All of the masks -- divorced from their contexts and shown isolated, often in darkness -- take on that peculiar quality of strangeness in this show, which extends even to the more familiar objects on display. In the "Offense/Defense" segment of the show, a contemporary motocross helmet, a fencing mask and a turn-of-the-century firefighter's respirator all look downright eerie. The 1964 hockey goaltender's mask looks less like game equipment than it does like some of the funerary masks in the show. The 1989 bullet-resistant mask looks intimidating enough to ward off forces much more powerful and less material than manmade ammunition.

The effect of mystery that surrounds each mask probably derives from the exhibition's central claim -- that masking is a virtually universal practice, found in all human cultures throughout history. This claim is both a revelation and a distraction. The exhibition does reveal startling connections among disparate cultures: We see, for example, that New Year's fertility masquerades are celebrated the world over, from China and Japan to Switzerland and Mexico, and we learn that throughout history, masking has primarily been a masculine activity, often involving men masquerading as women.

However, foregrounding the universality of masks can detract from an understanding of how they operate in specific cultures and periods. Within the "Theater" category, for example, which includes the Darth Vader mask from Star Wars, along with theatrical masks from Japan, ancient Rome, 19th-century Austria and the Bauhaus in Germany, specific cultural definitions of the "theatrical" are leveled out. In the case of the Darth Vader mask, the exhibition also has us bypass questions of market forces and the creation of salable icons (the mask is, after all, part of the single most lucrative franchise in Hollywood history) so that we take the mask at face value, so to speak; we focus only on what it suggests about some existential condition of "villainy."

Canada, Kwakwaka'wakw people, "Transformation Mask," late 19th century, wood and pigment, 16 by 13 by 9 inches
Canada, Kwakwaka'wakw people, "Transformation Mask," late 19th century, wood and pigment, 16 by 13 by 9 inches

Granted, we are given ample opportunity to learn specific historical information about each mask in the form of lengthy captions and text panels. But the aura of mystery and existentialism in the exhibition often tends to overpower that information. In addition, the print is small on these labels and panels, and it becomes extremely tiresome to strain the eyes and neck to read them; viewers who give up on the text and look only at the masks will definitely lose the historical dimension of the exhibition.

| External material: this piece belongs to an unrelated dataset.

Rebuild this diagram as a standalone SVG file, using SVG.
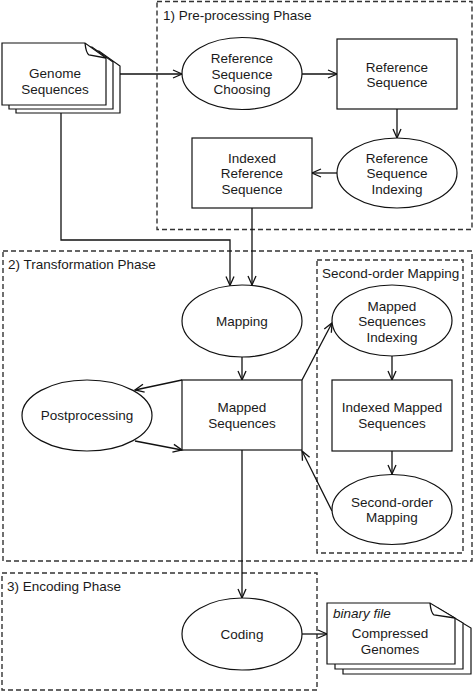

If Masks: Faces of Culture weren't such an ingenious show, it wouldn't stand up to, or even deserve, this close critical analysis. Only a well-engineered and curated show can muster up subtle effects that are worth critiquing in the first place. Although I find the show's "mystery" effect homogenizing and distracting, other viewers will probably love it, if they notice it at all. Either way, there is absolutely no reason to miss this show, a tour de force of art and anthropology the likes of which this city may not see again.

Masks: Faces of Culture is on display at the St. Louis Art Museum through Jan. 2.